Sommaire par certains aspects, le testing reste une technique d’analyse simple, rapide et peu coûteuse. C’est aussi la seule qui peut être réalisée directement par les consommateurs. Les sites vendant ces réactifs fleurissent donc sur la toile, oubliant généralement d’en rappeler les limites…
Concrètement, le principe du testing est simple : déposer une goutte d’un réactif liquide sur un échantillon de produit et observer la réaction chimique qui se produit. Les changements de couleur du réactif sont ensuite interprétés à l’aide d’une grille de comparaison fournie avec le réactif. L’opération peut être répétée avec d’autres réactifs pour affiner les résultats. Mais attention à ne pas gober le marketing des vendeurs de tests : le testing a ses limites…

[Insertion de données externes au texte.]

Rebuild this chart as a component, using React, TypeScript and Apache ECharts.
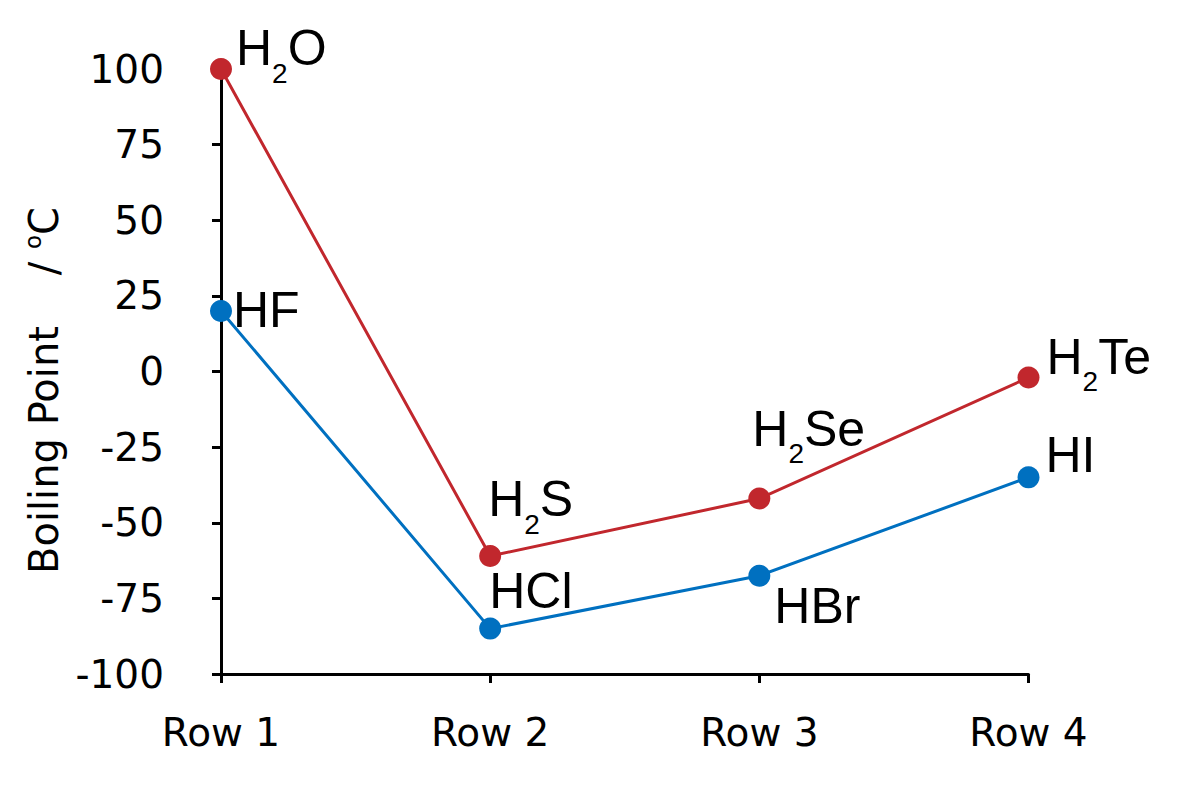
import { useEffect, useRef } from "react";
import * as echarts from "echarts";

// periods along the x axis
const rows = ["Row 1", "Row 2", "Row 3", "Row 4"];

// group 16 hydrides (red)
const group16Names = ["H{s|2}O", "H{s|2}S", "H{s|2}Se", "H{s|2}Te"];
const group16Values = [100, -61, -42, -2];

// group 17 hydrides (blue)
const group17Names = ["HF", "HCl", "HBr", "HI"];
const group17Values = [20, -85, -67.5, -35];

// y axis ticks
const yMin = -100;
const yMax = 100;
const yStep = 25;

// label offsets from each point centre, px
const group16Offsets = [
  [15, -21],
  [-2, -57],
  [-7, -70],
  [18, -21],
];
const group17Offsets = [
  [12, -1],
  [-1, -38],
  [15, 30],
  [17, -22],
];

const RED = "#C1272D";
const BLUE = "#0070C0";
const LABEL_FONT = "Liberation Sans";
const AXIS_FONT = "DejaVu Sans";
const NBSP = "\u00A0";

const pointLabel = {
  show: true,
  position: "inside",
  align: "left",
  verticalAlign: "middle",
  fontFamily: LABEL_FONT,
  fontSize: 50,
  color: "#000",
  textBorderWidth: 0,
  rich: {
    s: {
      fontFamily: LABEL_FONT,
      fontSize: 28,
      color: "#000",
      verticalAlign: "middle",
      padding: [50, 0, 0, 0],
    },
  },
};

function makeSeries(
  name: string,
  color: string,
  values: number[],
  labels: string[],
  offsets: number[][]
) {
  return {
    name,
    type: "line",
    data: values.map((v, i) => ({
      value: v,
      label: { formatter: labels[i], offset: offsets[i] },
    })),
    symbol: "circle",
    symbolSize: 22,
    lineStyle: { width: 3, color },
    itemStyle: { color },
    label: pointLabel,
    emphasis: { disabled: true },
  };
}

export default function App() {
  const chartRef = useRef<HTMLDivElement>(null);

  useEffect(() => {
    document.body.style.margin = "0";
    if (!chartRef.current) return;
    const chart = echarts.init(chartRef.current, undefined, { renderer: "svg" });

    chart.setOption({
      animation: false,
      backgroundColor: "#fff",
      grid: { left: 221, right: 171.5, top: 69, bottom: 124, containLabel: false },
      xAxis: {
        type: "category",
        data: rows,
        boundaryGap: false,
        axisLine: { onZero: false, lineStyle: { color: "#000", width: 3 } },
        axisTick: { show: true, length: 9, lineStyle: { color: "#000", width: 3 } },
        axisLabel: {
          margin: 39,
          fontFamily: AXIS_FONT,
          fontSize: 39,
          color: "#000",
        },
        splitLine: { show: false },
      },
      yAxis: {
        type: "value",
        min: yMin,
        max: yMax,
        interval: yStep,
        name: `Boiling Point${NBSP.repeat(4)}/ {sup|o}C`,
        nameLocation: "middle",
        nameRotate: 90,
        nameGap: 155,
        nameTextStyle: {
          fontFamily: AXIS_FONT,
          fontSize: 40,
          color: "#000",
          padding: [0, 38, 0, 0],
          rich: {
            sup: {
              fontFamily: AXIS_FONT,
              fontSize: 23,
              color: "#000",
              padding: [0, 0, 22, 0],
            },
          },
        },
        axisLine: { show: true, onZero: false, lineStyle: { color: "#000", width: 3 } },
        axisTick: { show: true, length: 9, lineStyle: { color: "#000", width: 3 } },
        axisLabel: {
          margin: 57,
          fontFamily: AXIS_FONT,
          fontSize: 39,
          color: "#000",
        },
        splitLine: { show: false },
      },
      series: [
        makeSeries("Group 16", RED, group16Values, group16Names, group16Offsets),
        makeSeries("Group 17", BLUE, group17Values, group17Names, group17Offsets),
      ],
    });

    return () => chart.dispose();
  }, []);

  return <div ref={chartRef} style={{ width: 1200, height: 798 }} />;
}
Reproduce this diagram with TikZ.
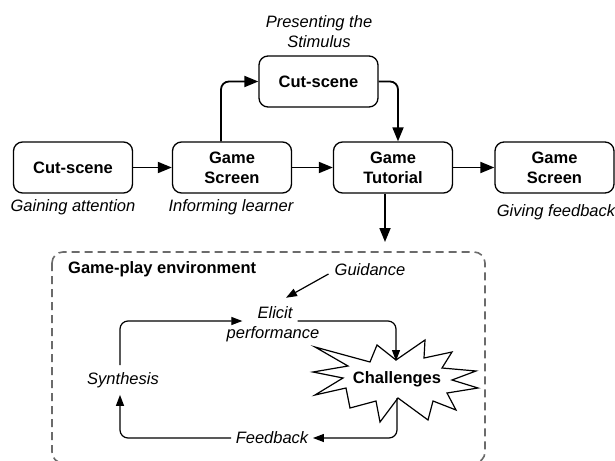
\documentclass[tikz,border=0pt]{standalone}
\usepackage{fontspec}
\setmainfont{Liberation Sans}
\usetikzlibrary{arrows.meta}

\begin{document}
\begin{tikzpicture}[x=1pt,y=-1pt,
  stepbox/.style={draw, rounded corners=9pt, line width=1.3pt,
    minimum width=119pt, minimum height=51pt, inner sep=0pt, align=center,
    font=\bfseries\fontsize{16.5}{20}\selectfont},
  lbl/.style={inner sep=0pt, font=\itshape\fontsize{16.5}{20}\selectfont},
  flow/.style={line width=1.8pt, rounded corners=8pt,
    -{Triangle[length=14pt,width=11pt]}},
  loopar/.style={line width=1.2pt, rounded corners=8pt,
    -{Triangle[length=11pt,width=8pt]}},
  envbox/.style={draw=black!58, line width=1.6pt, rounded corners=11pt,
    dash pattern=on 8pt off 5pt}]
\useasboundingbox (0,0) rectangle (615,460);

% main sequence of screens
\node[stepbox] (cs1) at (73,167.5) {Cut-scene};
\node[stepbox] (gs1) at (232,167.5) {Game\\Screen};
\node[stepbox] (tut) at (393,167.5) {Game\\Tutorial};
\node[stepbox] (gs2) at (554.5,167.5) {Game\\Screen};
\node[stepbox] (cs2) at (318.5,81.5) {Cut-scene};

% event labels
\node[lbl] (l1) at (73,207) {Gaining attention};
\node[lbl] (l2) at (231,207) {Informing learner};
\node[lbl] (l3) at (556,212) {Giving feedback};
\node[lbl, align=center] (l4) at (319,32) {Presenting the\\Stimulus};

% connectors between screens
\draw[flow] (cs1) -- (gs1);
\draw[flow] (gs1) -- (tut);
\draw[flow] (tut) -- (gs2);
\draw[flow] ([xshift=-11pt]gs1.north) |- (cs2.west);
\draw[flow] (cs2.east) -| ([xshift=5pt]tut.north);
\coordinate (envin) at (385,242);
\draw[flow] ([xshift=-8pt]tut.south) -- (envin);

% game-play environment
\draw[envbox] (52,252) rectangle (485,463);
\node[anchor=west, inner sep=0pt, font=\bfseries\fontsize{16.5}{20}\selectfont]
  (env) at (68,269) {Game-play environment};

\node[lbl] (guid) at (370,270) {Guidance};
\node[lbl] (elicit) at (275,313) {Elicit};
\node[lbl] (perf) at (273,334) {performance};
\node[lbl] (syn) at (123,380) {Synthesis};
\node[lbl, inner xsep=4.5pt] (fb) at (272,438) {Feedback};

% challenges burst
\draw[line width=1.2pt, fill=white, line join=miter]
  (315,347) -- (370,362) -- (377,345) -- (396,360) -- (425,340) -- (424,358)
  -- (452,352) -- (442,368) -- (476,371) -- (452,380) -- (478,388) -- (447,393)
  -- (456,410) -- (433,401) -- (428,420) -- (398,398) -- (380,422) -- (376,401)
  -- (350,408) -- (346,388) -- (315,395) -- (343,378) -- (313,372) -- (348,366)
  -- cycle;
\node[inner sep=0pt, font=\bfseries\fontsize{16.5}{20}\selectfont]
  (ch) at (397,379) {Challenges};
\coordinate (chtop) at (396,361);
\coordinate (chbot) at (397,398);

% learning loop
\coordinate (elin) at ([shift={(-15pt,-8pt)}]elicit.west);
\coordinate (elout) at ([shift={(5pt,-8pt)}]elicit.east);
\draw[loopar] ([xshift=-6pt,yshift=-4pt]guid.west) -- ([shift={(11pt,9pt)}]elicit.north);
\draw[loopar] ([shift={(-3pt,7pt)}]syn.north) |- (elin);
\draw[loopar] (elout) -| (chtop);
\draw[loopar] (chbot) |- (fb.east);
\draw[loopar] (fb.west) -| ([shift={(-3pt,-7pt)}]syn.south);
\end{tikzpicture}
\end{document}
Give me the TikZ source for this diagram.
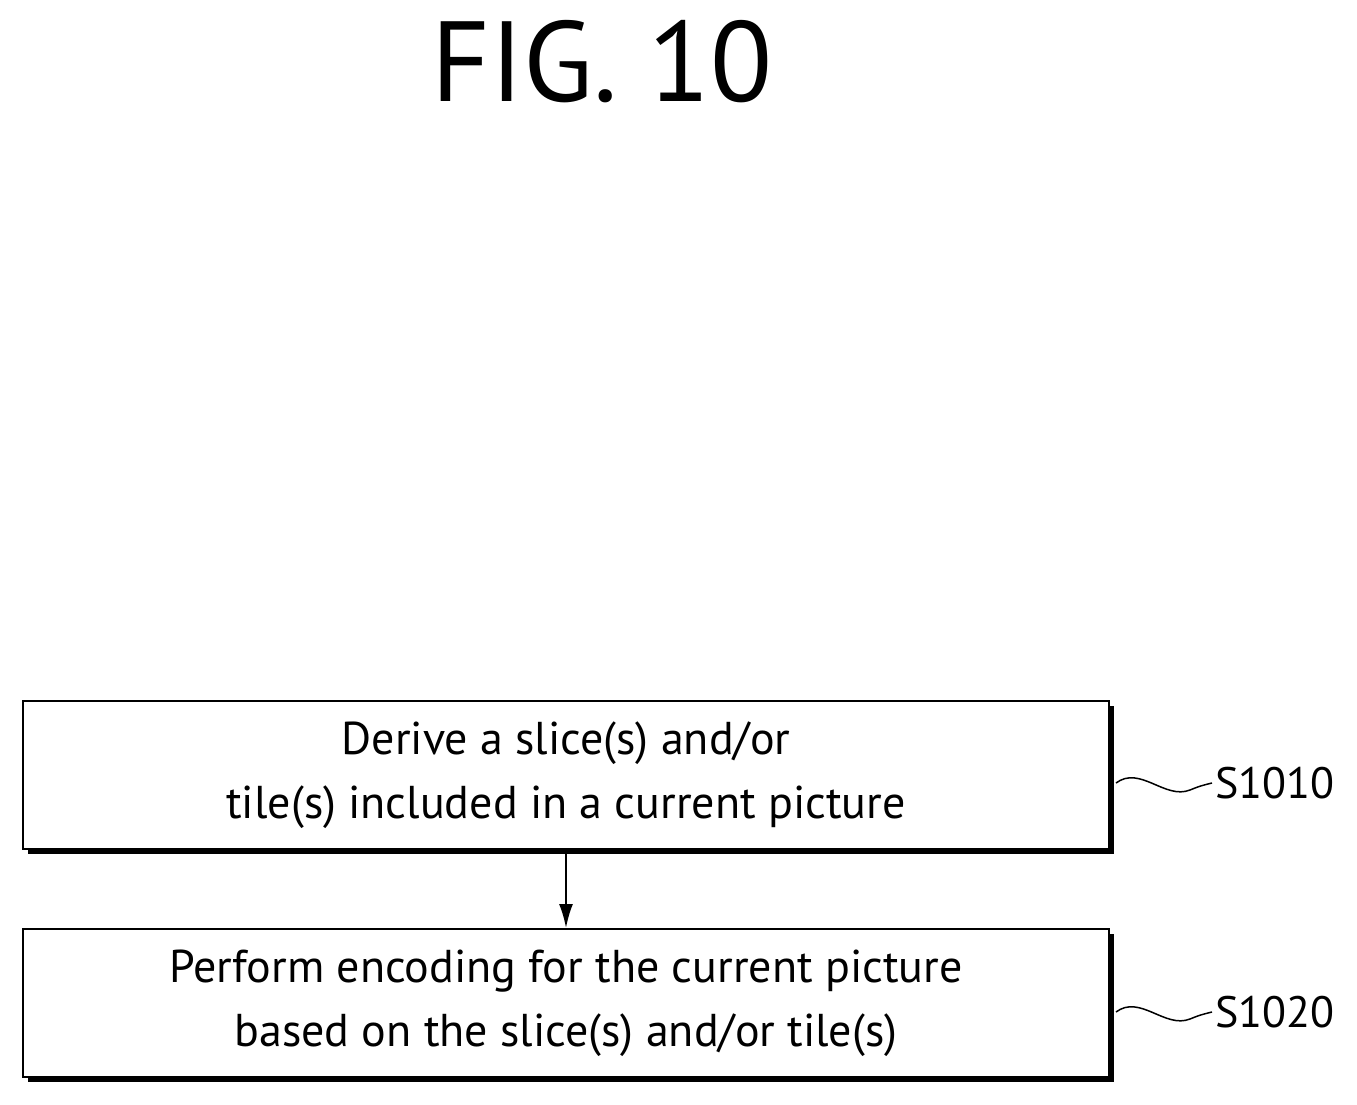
\documentclass[tikz,border=0pt]{standalone}
\usetikzlibrary{arrows.meta}
\usepackage{fontspec}
\setmainfont{PT Sans}
\begin{document}
\begin{tikzpicture}[x=1pt,y=-1pt,
  box/.style={draw,line width=2pt,fill=white,minimum width=1086pt,minimum height=148pt,anchor=north west,inner sep=0pt,align=center,font=\fontsize{46}{64}\selectfont},
  shadow/.style={fill=black,minimum width=1086pt,minimum height=148pt,anchor=north west,inner sep=0pt},
  lab/.style={font=\fontsize{44}{50}\selectfont,anchor=west}]
\useasboundingbox (0,0) rectangle (1357,1105);
\node[font=\fontsize{114}{120}\selectfont] (t) at (602,62) {FIG. 10};
\node[shadow] at (28,706) {};
\node[box] (b1) at (22,700) {\raisebox{-8pt}{\parbox{1000pt}{\centering Derive a slice(s) and/or\\tile(s) included in a current picture}}};
\node[shadow] at (28,934) {};
\node[box] (b2) at (22,928) {\raisebox{-8pt}{\parbox{1000pt}{\centering Perform encoding for the current picture\\based on the slice(s) and/or tile(s)}}};
\draw[line width=2pt,-{Latex[length=24pt,width=14pt]}] (b1.south) -- (b2.north);
\node[lab] (l1) at (1212,783) {S1010};
\node[lab] (l2) at (1212,1012) {S1020};
\draw[line width=1.5pt] (1116,783) .. controls (1140,765) and (1165,800) .. (1190,790) .. controls (1200,786) .. (l1.west);
\draw[line width=1.5pt] (1116,1012) .. controls (1140,994) and (1165,1029) .. (1190,1019) .. controls (1200,1015) .. (l2.west);
\end{tikzpicture}
\end{document}
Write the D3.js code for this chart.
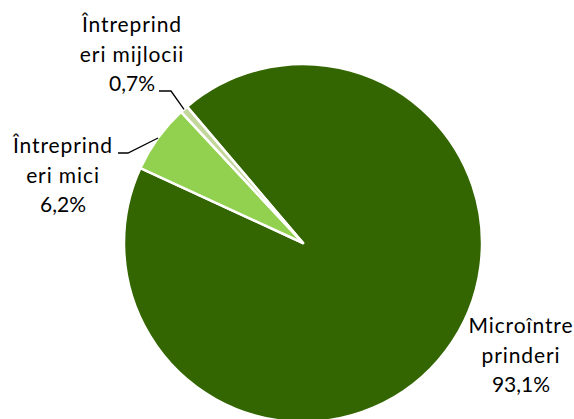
<!DOCTYPE html>
<html>
<head>
<meta charset="utf-8">
<script src="https://cdn.jsdelivr.net/npm/d3@7"></script>
<style>
  html, body { margin: 0; padding: 0; background: #fff; }
</style>
</head>
<body>
<div id="chart"></div>
<script>
// data
const categories = ["Microîntreprinderi", "Întreprinderi mici", "Întreprinderi mijlocii"];
const values = [93.1, 6.2, 0.7];
const valueLabels = ["93,1%", "6,2%", "0,7%"];
const labelLines = [
    ["Microîntre", "prinderi"],
    ["Întreprind", "eri mici"],
    ["Întreprind", "eri mijlocii"]
];
const colors = ["#336600", "#92d050", "#c3d69b"];

const W = 574, H = 419;
const CX = 303, CY = 243, R = 179;
const FONT = "Lato, 'Open Sans', sans-serif";
const LINE_H = 29.5;

// label anchor (centre x, first baseline y) and leader line elbow, per slice
const labelPos = [
    { x: 521, y: 333, leader: null },
    { x: 63, y: 153, leader: [118, 153, 128] },
    { x: 132, y: 32, leader: [159, 91, 171] }
];

var svg = d3.select("#chart").append("svg")
    .attr("width", W)
    .attr("height", H)
    .style("display", "block");

var pie = d3.pie()
    .sort(null)
    .startAngle(-40.4 / 180 * Math.PI)
    .endAngle(-40.4 / 180 * Math.PI + 2 * Math.PI)
    .value(d => d);

var arc = d3.arc().innerRadius(0).outerRadius(R);

var arcs = pie(values);

var g = svg.append("g").attr("transform", `translate(${CX},${CY})`);

g.selectAll("path.slice")
    .data(arcs)
    .enter().append("path")
    .attr("class", "slice")
    .attr("d", arc)
    .attr("fill", (d, i) => colors[i])
    .attr("stroke", "#fff")
    .attr("stroke-width", 2.5)
    .attr("stroke-linejoin", "round");

// leader lines
arcs.forEach((d, i) => {
    var p = labelPos[i];
    if (!p.leader) return;
    var mid = (d.startAngle + d.endAngle) / 2;
    var ex = CX + R * Math.sin(mid), ey = CY - R * Math.cos(mid);
    svg.append("path")
        .attr("d", `M${p.leader[0]},${p.leader[1]}H${p.leader[2]}L${ex},${ey}`)
        .attr("fill", "none")
        .attr("stroke", "#000")
        .attr("stroke-width", 1.3);
});

// labels
var label = svg.selectAll("text.label")
    .data(arcs)
    .enter().append("text")
    .attr("class", "label")
    .attr("text-anchor", "middle")
    .style("font-family", FONT)
    .style("font-size", "21px")
    .attr("fill", "#000");

label.each(function (d, i) {
    var t = d3.select(this);
    var lines = labelLines[i].concat([valueLabels[i]]);
    lines.forEach((s, k) => {
        t.append("tspan")
            .attr("x", labelPos[i].x)
            .attr("y", labelPos[i].y + k * LINE_H)
            .style("letter-spacing", k < 2 ? "0.9px" : "0px")
            .text(s);
    });
});
</script>
</body>
</html>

UNE FAUSSE IMPRESSION DE SÉCURITÉ
Prenons le réactif le plus connu, le « Marquis ». À son contact, la MDMA réagit en bleu-noir, mais une réaction bleu-noir ne garantit pas qu’il s’agisse de MDMA : peut-être qu’un autre produit (ou mélange de produits) contenu dans votre échantillon réagit lui aussi en bleu-noir… C’est le risque de faux positif et on pensait jusqu’à il y a peu que c’était le seul risque d’erreur du testing. Pour reprendre l’exemple du Marquis, en cas de réaction autre que bleu-noir, on pensait pouvoir garantir l’absence de MDMA. On pensait donc possible d’utiliser le testing pour rechercher des produits de coupe dangereux (comme la PMA dans les ecstasies, par exemple) et garantir leur absence. Malheureusement, la Global Drug Survey (1) a démontré (en 2014) l’existence d’un risque de faux négatif. Le testing est donc une technique présomptive* qui peut permettre de reconnaître certaines arnaques lorsque la réaction n’est pas celle attendue mais qui, en cas de réaction conforme, ne donne finalement que peu d’informations. Pire, il risquerait d’induire une fausse impression de sécurité chez les consommateurs. C’est du moins l’argument développé par l’Inserm dans un rapport d’expertise de 1998 (rapidement accusé de faire « totalement abstraction de l’ensemble des mesures de prévention qui entourent habituellement le testing » (2) ) qui conduisit à l’interdiction des réactifs colorimétriques pour les associations en 2004, via le décret entourant la RdR.
Ils demeurèrent cependant autorisés pour les particuliers, et plusieurs sites ayant pignon sur rue vendent des réactifs au public. En France, c’est notamment le cas de la société NarcoCheck, spécialisée dans les tests de dépistage (pas forcément volontaires…) qui vend aussi des réactifs pour « tests sur substances solides » dont certains semblent adressés aux consommateurs, comme celui censé « identifier les produits de coupe dangereux pour la santé contenus dans la cocaïne » avec une très grande fiabilité. Sauf que si l’on regarde de plus près la grille de comparaison, on se rend compte que la lidocaïne est censée réagir en jaune orangé tandis que le lévamisole réagit en vert foncé. Quid d’une cocaïne contenant ces deux produits de coupe (ce qui n’aurait rien d’original) ? C’est l’un des inconvénients du testing : la technique est non-séparative*, elle donne au contraire un résultat global, ce qui complique l’analyse de drogues puisque ces dernières sont presque toujours des mélanges de plusieurs composants.
La palette de réactifs s’est toutefois largement développée, avec désormais une quinzaine de réactifs (dont certains semi-quantitatifs). En croisant ces différents tests, on peut affiner les résultats et gagner en précision. Bien utilisés, les réactifs colorimétriques permettent donc de réduire les risques en éliminant certaines arnaques qui auront produit une réaction non-conforme à celle attendue. C’est aussi une technique simple et rapide, et c’est à l’heure actuelle la seule technique d’analyse pouvant être réalisée par les consommateurs eux-mêmes. Bref, une bonne technique, rapide, simple, amusante à réaliser, pas trop chère et utile, à condition de bien en comprendre les limites et de ne pas prendre les résultats obtenus pour parole d’Évangile.
Références
1) https://www.globaldrugsurvey.com/
2) Une fausse sécurité pour l’Inserm, I. Gremy, Swaps n°15.